Written exercise: Repeat the listing below word for word, stopping after the line that contains "xticks = [0.4, 0.6, 0.8, 1.0, 1.2]".

Data shown:
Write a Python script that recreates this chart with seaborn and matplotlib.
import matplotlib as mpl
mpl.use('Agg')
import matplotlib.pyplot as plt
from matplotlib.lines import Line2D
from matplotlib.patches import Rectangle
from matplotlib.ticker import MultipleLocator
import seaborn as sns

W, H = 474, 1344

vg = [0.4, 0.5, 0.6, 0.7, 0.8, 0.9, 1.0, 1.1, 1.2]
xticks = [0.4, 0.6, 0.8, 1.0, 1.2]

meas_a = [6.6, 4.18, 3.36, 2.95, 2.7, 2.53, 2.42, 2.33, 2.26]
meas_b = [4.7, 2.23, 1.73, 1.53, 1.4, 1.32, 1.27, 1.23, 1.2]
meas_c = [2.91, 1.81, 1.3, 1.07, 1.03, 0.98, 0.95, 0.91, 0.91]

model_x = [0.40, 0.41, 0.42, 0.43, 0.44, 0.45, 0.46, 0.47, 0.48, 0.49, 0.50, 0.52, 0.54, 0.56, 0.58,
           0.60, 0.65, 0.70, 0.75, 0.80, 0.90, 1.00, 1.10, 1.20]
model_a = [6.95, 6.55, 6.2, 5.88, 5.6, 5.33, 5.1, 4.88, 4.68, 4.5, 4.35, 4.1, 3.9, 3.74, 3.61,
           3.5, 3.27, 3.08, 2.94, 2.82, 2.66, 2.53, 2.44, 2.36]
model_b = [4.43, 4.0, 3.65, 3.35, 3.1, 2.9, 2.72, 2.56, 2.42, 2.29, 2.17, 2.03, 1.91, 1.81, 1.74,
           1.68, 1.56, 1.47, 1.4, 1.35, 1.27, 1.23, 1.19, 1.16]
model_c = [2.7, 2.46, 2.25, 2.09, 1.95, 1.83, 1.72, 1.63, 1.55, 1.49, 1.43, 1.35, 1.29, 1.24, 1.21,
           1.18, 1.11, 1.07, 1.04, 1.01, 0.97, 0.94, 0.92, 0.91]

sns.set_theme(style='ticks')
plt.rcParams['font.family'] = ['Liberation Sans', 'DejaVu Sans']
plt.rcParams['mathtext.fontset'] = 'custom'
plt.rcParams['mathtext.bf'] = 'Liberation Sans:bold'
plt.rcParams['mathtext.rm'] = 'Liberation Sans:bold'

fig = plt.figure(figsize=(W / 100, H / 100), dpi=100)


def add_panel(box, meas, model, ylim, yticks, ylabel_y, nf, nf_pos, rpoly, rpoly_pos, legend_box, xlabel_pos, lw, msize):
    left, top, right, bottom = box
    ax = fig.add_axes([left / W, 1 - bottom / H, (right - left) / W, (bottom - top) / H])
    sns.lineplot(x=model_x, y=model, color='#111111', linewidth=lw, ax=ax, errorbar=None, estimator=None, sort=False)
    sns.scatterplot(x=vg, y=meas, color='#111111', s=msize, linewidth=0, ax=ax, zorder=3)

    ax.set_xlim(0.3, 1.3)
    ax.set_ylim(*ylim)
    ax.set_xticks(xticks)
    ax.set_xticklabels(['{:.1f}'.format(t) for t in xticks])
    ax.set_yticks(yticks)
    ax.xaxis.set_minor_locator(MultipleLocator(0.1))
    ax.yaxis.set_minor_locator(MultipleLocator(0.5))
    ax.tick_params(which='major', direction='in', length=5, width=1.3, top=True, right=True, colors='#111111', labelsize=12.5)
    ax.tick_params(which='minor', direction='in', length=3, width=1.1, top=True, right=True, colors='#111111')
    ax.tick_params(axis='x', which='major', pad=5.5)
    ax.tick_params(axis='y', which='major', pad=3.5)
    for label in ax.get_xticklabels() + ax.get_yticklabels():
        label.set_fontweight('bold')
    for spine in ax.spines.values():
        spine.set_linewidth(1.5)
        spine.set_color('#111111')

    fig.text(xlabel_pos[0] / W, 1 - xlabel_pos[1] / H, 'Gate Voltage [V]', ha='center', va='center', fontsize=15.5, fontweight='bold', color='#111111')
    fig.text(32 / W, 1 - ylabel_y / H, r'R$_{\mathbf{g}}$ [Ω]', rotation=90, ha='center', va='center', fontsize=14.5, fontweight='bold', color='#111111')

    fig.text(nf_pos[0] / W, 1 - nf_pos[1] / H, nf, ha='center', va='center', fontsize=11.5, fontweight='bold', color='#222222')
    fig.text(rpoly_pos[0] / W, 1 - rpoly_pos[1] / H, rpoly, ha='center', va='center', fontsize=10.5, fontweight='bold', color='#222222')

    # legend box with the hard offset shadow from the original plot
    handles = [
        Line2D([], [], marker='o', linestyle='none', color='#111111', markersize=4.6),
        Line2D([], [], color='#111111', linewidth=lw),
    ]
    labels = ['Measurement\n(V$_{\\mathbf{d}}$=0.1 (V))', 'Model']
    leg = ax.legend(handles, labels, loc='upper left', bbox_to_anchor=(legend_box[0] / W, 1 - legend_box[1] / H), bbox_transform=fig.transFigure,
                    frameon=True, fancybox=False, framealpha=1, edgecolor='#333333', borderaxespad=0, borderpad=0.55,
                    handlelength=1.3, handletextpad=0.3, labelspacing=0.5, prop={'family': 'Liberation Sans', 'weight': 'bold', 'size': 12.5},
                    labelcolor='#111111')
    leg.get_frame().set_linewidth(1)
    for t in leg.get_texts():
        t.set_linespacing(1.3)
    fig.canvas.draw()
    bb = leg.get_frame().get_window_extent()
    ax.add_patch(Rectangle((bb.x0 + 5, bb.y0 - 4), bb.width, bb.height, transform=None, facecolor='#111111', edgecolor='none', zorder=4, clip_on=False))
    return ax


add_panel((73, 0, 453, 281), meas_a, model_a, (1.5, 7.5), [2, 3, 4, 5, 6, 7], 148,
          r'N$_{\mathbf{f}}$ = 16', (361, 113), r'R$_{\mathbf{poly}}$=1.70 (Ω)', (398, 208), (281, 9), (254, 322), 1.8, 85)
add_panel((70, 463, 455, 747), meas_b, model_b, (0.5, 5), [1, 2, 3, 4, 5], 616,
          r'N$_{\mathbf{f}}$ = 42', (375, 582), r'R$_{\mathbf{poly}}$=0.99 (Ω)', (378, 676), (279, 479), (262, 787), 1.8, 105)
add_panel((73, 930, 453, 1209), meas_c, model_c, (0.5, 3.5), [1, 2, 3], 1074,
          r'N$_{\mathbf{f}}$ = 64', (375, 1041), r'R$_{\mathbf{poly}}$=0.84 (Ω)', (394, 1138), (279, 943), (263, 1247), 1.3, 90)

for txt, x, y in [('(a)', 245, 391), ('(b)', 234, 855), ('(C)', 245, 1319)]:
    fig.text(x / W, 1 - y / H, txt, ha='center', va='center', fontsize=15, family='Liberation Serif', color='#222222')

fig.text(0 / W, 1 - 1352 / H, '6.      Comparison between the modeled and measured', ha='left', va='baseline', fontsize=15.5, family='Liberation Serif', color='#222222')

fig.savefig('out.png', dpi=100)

Solved problem:
Write a Python script that recreates this chart with seaborn and matplotlib.
import matplotlib as mpl
mpl.use('Agg')
import matplotlib.pyplot as plt
from matplotlib.lines import Line2D
from matplotlib.patches import Rectangle
from matplotlib.ticker import MultipleLocator
import seaborn as sns

W, H = 474, 1344

vg = [0.4, 0.5, 0.6, 0.7, 0.8, 0.9, 1.0, 1.1, 1.2]
xticks = [0.4, 0.6, 0.8, 1.0, 1.2]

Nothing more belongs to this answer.